The sea is dying, gorging on
trash, shame, debris. Then where
to stage the turning-back
of impossible questions
of durable human refusal

The sea inside—the 60% water that makes up our bodies, our emotions, sexuality, perception—and the sea outside, collide and combine in this work in way that feels exhilarating and entirely natural. The sea is alien, but we are from it, of it, part of it, and the poems play with the tension between union, dissolution, and delineation.  The work mirrors this tension between internal and external; man and sea, in ways that are often linguistic and metapoetic. Words are imbibed: “Doctor, I have swallowed a glass/alphabet, Syllables sting/and scrabble”, become living creatures – “sand-scuttling sidelong”, or play in the surf:

Dive or catch: swung
floorboard, flung
askew, loaf in thrum
& pummel: let yourself be
sand-kneaded, foam-leavened. (“Thirteen Uses for Poem”)

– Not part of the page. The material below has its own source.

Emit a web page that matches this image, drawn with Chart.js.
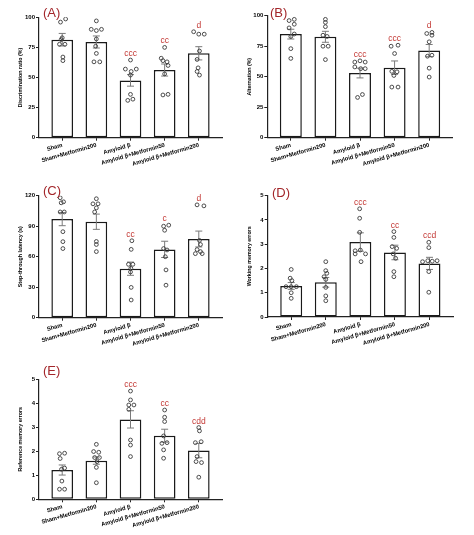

Much of the book is made up of sequences.  “Glass Letters” is the longest, made up of twelve parts. If you believe that ‘love’ should no longer be a subject of poetry (“No hearts in poems, says my novelist friend”), this  sequence that will change your mind. The poems begin in epistolary form, “Dear you”, and set up pronouns that involve an absent object and solitary subject. The poetic space of this work is distinct and liminal: “If you hear this, my syllables have arrived.” with an eco-poetic quality that is not only rooted in the sea, but also the earth, where the connection between subject and object becomes animal, vegetable, and even mineral:

Name a mouthful of earth, your words bloom
like bread, opening
froth-skirted roses in an old garden 
each syllable discarding its petal
under my ribs. Belief in you a root
my hands plunge to pull at: evidence of life

Though these are personal poems, rooted in love, loss, grief, and rebirth, there is a strong, though subtle underlying politic which takes the form of advocacy. Collective empowerment is an important theme throughout the work, linking back to the title–kindness as a radical act:

When all that divides 
us calculates its losses and I
am made to learn
grace, in the place silence
breaks, bruises open
dark sails—I want to know one thing, try
to hold it, try
again, to be kind, to
be kind, kind.

A Kinder Sea is a complex, beautiful, condensed and delicate book. The work, which has an imagistic quality throughout, bears multiple re-readings, always revealing new insight, rhythms, and patterns.